A partial solar eclipse happens when only a part of the sun is hidden by the moon. That’s what Canada is getting. In parts of the US, Central America and South America will see an annular eclipse. That’s when the moon is closer to the sun and the Moon appears smaller than the sun. This is also know as the Ring of Fire eclipse.
Viewing times in Canada
The following table from the Royal Astronomical Society’s Observers’s Handbook 2023 shows coverage for select cities in Canada.
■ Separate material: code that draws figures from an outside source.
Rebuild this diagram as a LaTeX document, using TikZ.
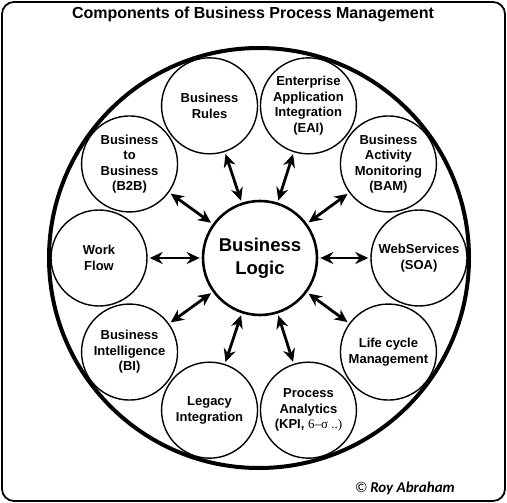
\documentclass[tikz,border=0pt]{standalone}
\usepackage{fontspec}
\setmainfont{Liberation Sans}
\newfontfamily\serifpart{Liberation Serif}
\newfontfamily\carlito{Carlito}
\usetikzlibrary{arrows.meta}
\begin{document}
\begin{tikzpicture}[x=1pt,y=-1pt,
  comp/.style={circle,draw,line width=1.4pt,minimum size=96pt,inner sep=0pt,align=center,
    font=\bfseries\fontsize{13}{15.5}\selectfont},
  biarrow/.style={line width=2.8pt,{Stealth[length=13pt,width=12pt]}-{Stealth[length=13pt,width=12pt]},shorten <=2pt,shorten >=2pt}]
\useasboundingbox (0,0) rectangle (507,503);
\draw[line width=1.8pt,rounded corners=12pt] (2,2) rectangle (505,501);
\node (title) at (253,14) {\bfseries\fontsize{16}{19}\selectfont Components of Business Process Management};
\draw[line width=4pt] (259,258) circle[radius=210];
\node[circle,draw,line width=2.6pt,minimum size=114pt,inner sep=0pt,align=center,
  font=\bfseries\fontsize{18.5}{23}\selectfont] (logic) at (260,258) {Business\\Logic};
\node[comp] (soa) at ({259+160*cos(0)},{258-160*sin(0)}) {WebServices\\(SOA)};
\node[comp] (bam) at ({259+160*cos(36)},{258-160*sin(36)}) {Business\\Activity\\Monitoring\\(BAM)};
\node[comp] (eai) at ({259+160*cos(72)},{258-160*sin(72)}) {Enterprise\\Application\\Integration\\(EAI)};
\node[comp] (rules) at ({259+160*cos(108)},{258-160*sin(108)}) {Business\\Rules};
\node[comp] (b2b) at ({259+160*cos(144)},{258-160*sin(144)}) {Business\\to\\Business\\(B2B)};
\node[comp] (wf) at ({259+160*cos(180)},{258-160*sin(180)}) {Work\\Flow};
\node[comp] (bi) at ({259+160*cos(216)},{258-160*sin(216)}) {Business\\Intelligence\\(BI)};
\node[comp] (legacy) at ({259+160*cos(252)},{258-160*sin(252)}) {Legacy\\Integration};
\node[comp] (pa) at ({259+160*cos(288)},{258-160*sin(288)}) {Process\\Analytics\\(KPI, {\serifpart\mdseries 6–σ ..)}};
\node[comp] (life) at ({259+160*cos(324)},{258-160*sin(324)}) {Life cycle\\Management};
\foreach \n in {soa,bam,eai,rules,b2b,wf,bi,legacy,pa,life}
  \draw[biarrow] (logic) -- (\n);
\node (copy) at (405,488) {\carlito\fontsize{15}{18}\selectfont ©\,\bfseries\itshape Roy Abraham};
\end{tikzpicture}
\end{document}
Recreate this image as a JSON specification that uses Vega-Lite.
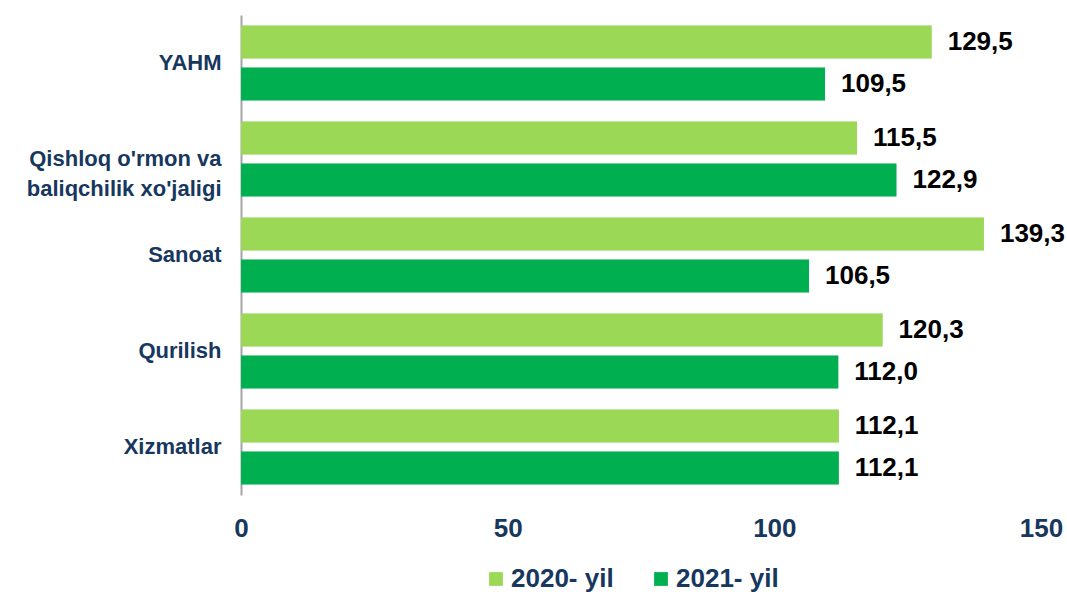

All times are local.
|Begin Eclipse||Maximum Eclipse||Eclipse Ends||Fraction of the Sun obscured|
|Vancouver||8:09 a.m.||9:20 a.m.||10:38 a.m.||76%|
|Calgary||9:14 a.m.||10:27 a.m.||11:45 a.m.||61%|
|Regina||10:21 a.m.||11:35 a.m.||12:54 p.m.||51%|
|Winnipeg||10:29 a.m.||11:42 a.m.||1:00 p.m.||42%|
|Windsor||11:47 a.m.||1:05 p.m.||2:26 p.m.||34%|
|Toronto||11:56 a.m.||1:10 p.m.||2:25 p.m.||27%|
|Ottawa||12:06 p.m.||1:14 p.m.||2:23 p.m.||20%|
|Montreal||12:12 p.m.||1:18 p.m.||2:24 p.m.||17%|
|Halifax||1:43 p.m.||2:37 p.m.||3:29 p.m.||8%|
|St. John’s||2:54 p.m.||3:22 p.m.||3:48 p.m.||1%|
How to view the eclipse
Looking at the sun directly without protection is dangerous. On its eclipse page, the Canadian Space Agency states that “during any solar eclipse, it is imperative to wear special glasses with filters designed for eclipse watching (ISO 12312-2 international standard) to prevent eye damage. Regular sunglasses will not protect your eyes sufficiently.”
NASA suggests that you view the sun using “eclipse glasses or a handheld solar viewer.” Your local astronomy group, likely through the Royal Astronomical Society of Canada, or college/university and planetarium will have the proper equipment.
Next April 8, Canada is fortunate to be in the path of a total solar eclipse. The Canadian Space Agency has just published some information on this event.